Stated exercise.
Skipping all pictures, set down the lines of the listing from the first through the one with "18800, 16700, 15700, 15800, 13000, 12700, 12300];".

Source excerpt.
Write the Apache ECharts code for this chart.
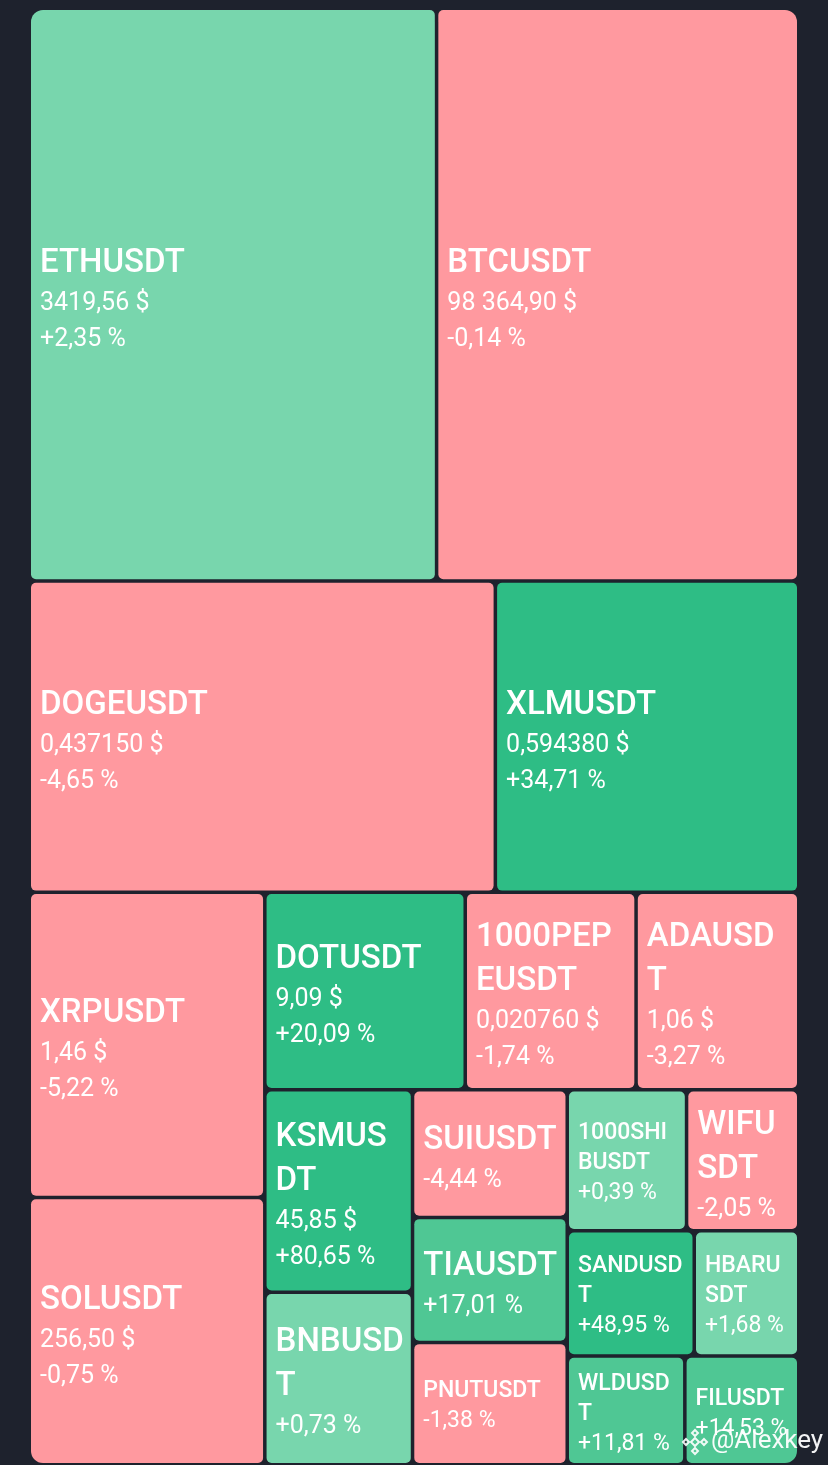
<!DOCTYPE html>
<html>
<head>
<meta charset="utf-8">
<script src="https://cdn.jsdelivr.net/npm/echarts@6/dist/echarts.min.js"></script>
<style>
  html, body { margin: 0; padding: 0; background: #1e222d; }
  #main { width: 828px; height: 1465px; }
</style>
</head>
<body>
<div id="main"></div>
<script>
  // datos del mapa (orden como en la captura)
  var simbolos = ['ETHUSDT', 'BTCUSDT', 'DOGEUSDT', 'XLMUSDT', 'XRPUSDT', 'SOLUSDT',
    'DOTUSDT', '1000PEPEUSDT', 'ADAUSDT', 'KSMUSDT', 'BNBUSDT', 'SUIUSDT', 'TIAUSDT',
    'PNUTUSDT', '1000SHIBUSDT', 'WIFUSDT', 'SANDUSDT', 'HBARUSDT', 'WLDUSDT', 'FILUSDT'];
  var precios = ['3419,56', '98 364,90', '0,437150', '0,594380', '1,46', '256,50',
    '9,09', '0,020760', '1,06', '45,85', null, null, null,
    null, null, null, null, null, null, null];
  var cambios = [2.35, -0.14, -4.65, 34.71, -5.22, -0.75,
    20.09, -1.74, -3.27, 80.65, 0.73, -4.44, 17.01,
    -1.38, 0.39, -2.05, 48.95, 1.68, 11.81, 14.53];
  var pesos = [231700, 206000, 144100, 93800, 71400, 62500,
    39300, 33500, 31900, 29700, 25300, 19600, 19200,
    18800, 16700, 15700, 15800, 13000, 12700, 12300];

  var nombresChicos = ['PNUTUSDT', '1000SHIBUSDT', 'SANDUSDT', 'HBARUSDT', 'WLDUSDT', 'FILUSDT'];
  // esquinas exteriores mas redondeadas
  var esquinas = {
    'ETHUSDT': [12, 5, 5, 5],
    'BTCUSDT': [5, 12, 5, 5],
    'SOLUSDT': [5, 5, 5, 12],
    'FILUSDT': [5, 5, 12, 5]
  };
  var padIzq = 9, padDer = 6;
  var estilos = {
    n: { fontSize: 33, fontWeight: 500, lineHeight: 44, color: '#fff', fontFamily: 'Roboto' },
    v: { fontSize: 25, lineHeight: 36, color: '#fff', fontFamily: 'Roboto' },
    ns: { fontSize: 23, fontWeight: 500, lineHeight: 30, color: '#fff', fontFamily: 'Roboto' },
    vs: { fontSize: 23, lineHeight: 30, color: '#fff', fontFamily: 'Roboto' }
  };

  function colorPara(c) {
    if (c < 0) return '#ff999f';
    if (c < 10) return '#78d6ad';
    if (c < 20) return '#4fc794';
    return '#2ebd85';
  }

  function formatoCambio(c) {
    var s = Math.abs(c).toFixed(2).replace('.', ',');
    return (c < 0 ? '-' : '+') + s + ' %';
  }

  var datos = [];
  for (var i = 0; i < simbolos.length; i++) {
    datos.push({
      name: simbolos[i],
      value: pesos[i],
      precio: precios[i],
      cambio: cambios[i],
      itemStyle: {
        color: colorPara(cambios[i]),
        borderRadius: esquinas[simbolos[i]] || 5
      }
    });
  }

  var myChart = echarts.init(document.getElementById('main'));

  var blanco = 'rgba(255,255,255,0.9)';
  function rombo(cx, cy, r) {
    return {
      type: 'polygon', z: 100,
      shape: { points: [[cx, cy - r], [cx + r, cy], [cx, cy + r], [cx - r, cy]] },
      style: { fill: 'none', stroke: blanco, lineWidth: 2 }
    };
  }

  var option = {
    backgroundColor: '#1e222d',
    series: [
      {
        type: 'treemap',
        left: 31,
        top: 10,
        width: 766,
        height: 1453,
        sort: false,
        roam: false,
        nodeClick: false,
        breadcrumb: { show: false },
        squareRatio: 1,
        itemStyle: {
          borderWidth: 0,
          gapWidth: 3.5,
          borderColor: '#1e222d',
          color: '#1e222d'
        },
        levels: [
          { itemStyle: { borderWidth: 0, gapWidth: 3.5, borderColor: '#1e222d', color: '#1e222d' } },
          { itemStyle: { borderWidth: 0, borderColor: '#1e222d' } }
        ],
        label: {
          show: true,
          position: 'insideTopLeft',
          distance: 0,
          padding: [0, padDer, 0, padIzq],
          overflow: 'breakAll',
          color: '#ffffff',
          fontFamily: 'Roboto',
          formatter: function (p) {
            var d = p.data;
            var chico = nombresChicos.indexOf(d.name) >= 0;
            var n = chico ? 'ns' : 'n';
            var v = chico ? 'vs' : 'v';
            // el salto de linea va dentro del bloque siguiente
            var txt = '{' + n + '|' + d.name + '}';
            if (d.precio) txt += '{' + v + '|\n' + d.precio + ' $}';
            txt += '{' + v + '|\n' + formatoCambio(d.cambio) + '}';
            return txt;
          },
          rich: estilos
        },
        emphasis: { disabled: true },
        data: datos
      }
    ],
    graphic: [
      {
        type: 'group',
        x: 695,
        y: 1442,
        z: 100,
        children: [
          rombo(0, 0, 4),
          rombo(0, -9, 3),
          rombo(0, 9, 3),
          rombo(-9, 0, 3),
          rombo(9, 0, 3)
        ]
      },
      {
        type: 'text',
        x: 711,
        y: 1428,
        z: 100,
        style: {
          text: '@Alexkey',
          fill: 'rgba(255,255,255,0.95)',
          font: '26px Roboto'
        }
      }
    ]
  };

  myChart.setOption(option);

  // centrar el texto en vertical dentro de cada celda
  function lineasNombre(ctx, nombre, ancho, est) {
    ctx.font = est.fontWeight + ' ' + est.fontSize + 'px Roboto';
    var lineas = 1, acum = 0;
    for (var k = 0; k < nombre.length; k++) {
      var w = ctx.measureText(nombre.charAt(k)).width;
      if (acum + w > ancho && acum > 0) {
        lineas++;
        acum = w;
      } else {
        acum += w;
      }
    }
    return lineas;
  }

  function centrarEtiquetas() {
    var serie = myChart.getModel().getSeriesByIndex(0);
    var nodos = serie.getData().tree.root.children;
    var ctx = document.createElement('canvas').getContext('2d');
    var nuevos = [];
    for (var i = 0; i < datos.length; i++) {
      var d = datos[i];
      var nodo = null;
      for (var j = 0; j < nodos.length; j++) {
        if (nodos[j].name === d.name) nodo = nodos[j];
      }
      var lay = nodo.getLayout();
      var chico = nombresChicos.indexOf(d.name) >= 0;
      var en = chico ? estilos.ns : estilos.n;
      var ev = chico ? estilos.vs : estilos.v;
      var nl = lineasNombre(ctx, d.name, lay.width - padIzq - padDer, en);
      var alto = nl * en.lineHeight + (d.precio ? 2 : 1) * ev.lineHeight;
      // un poco mas abajo que el centro exacto, como en la captura
      var extra = chico ? 3 : 5;
      var arriba = Math.max(0, Math.round((lay.height - alto) / 2) + extra);
      nuevos.push(Object.assign({}, d, {
        label: { padding: [arriba, padDer, 0, padIzq] }
      }));
    }
    myChart.setOption({ series: [{ data: nuevos }] });
  }

  centrarEtiquetas();
</script>
</body>
</html>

Worked answer.
Write the Apache ECharts code for this chart.
<!DOCTYPE html>
<html>
<head>
<meta charset="utf-8">
<script src="https://cdn.jsdelivr.net/npm/echarts@6/dist/echarts.min.js"></script>
<style>
  html, body { margin: 0; padding: 0; background: #1e222d; }
  #main { width: 828px; height: 1465px; }
</style>
</head>
<body>
<div id="main"></div>
<script>
  // datos del mapa (orden como en la captura)
  var simbolos = ['ETHUSDT', 'BTCUSDT', 'DOGEUSDT', 'XLMUSDT', 'XRPUSDT', 'SOLUSDT',
    'DOTUSDT', '1000PEPEUSDT', 'ADAUSDT', 'KSMUSDT', 'BNBUSDT', 'SUIUSDT', 'TIAUSDT',
    'PNUTUSDT', '1000SHIBUSDT', 'WIFUSDT', 'SANDUSDT', 'HBARUSDT', 'WLDUSDT', 'FILUSDT'];
  var precios = ['3419,56', '98 364,90', '0,437150', '0,594380', '1,46', '256,50',
    '9,09', '0,020760', '1,06', '45,85', null, null, null,
    null, null, null, null, null, null, null];
  var cambios = [2.35, -0.14, -4.65, 34.71, -5.22, -0.75,
    20.09, -1.74, -3.27, 80.65, 0.73, -4.44, 17.01,
    -1.38, 0.39, -2.05, 48.95, 1.68, 11.81, 14.53];
  var pesos = [231700, 206000, 144100, 93800, 71400, 62500,
    39300, 33500, 31900, 29700, 25300, 19600, 19200,
    18800, 16700, 15700, 15800, 13000, 12700, 12300];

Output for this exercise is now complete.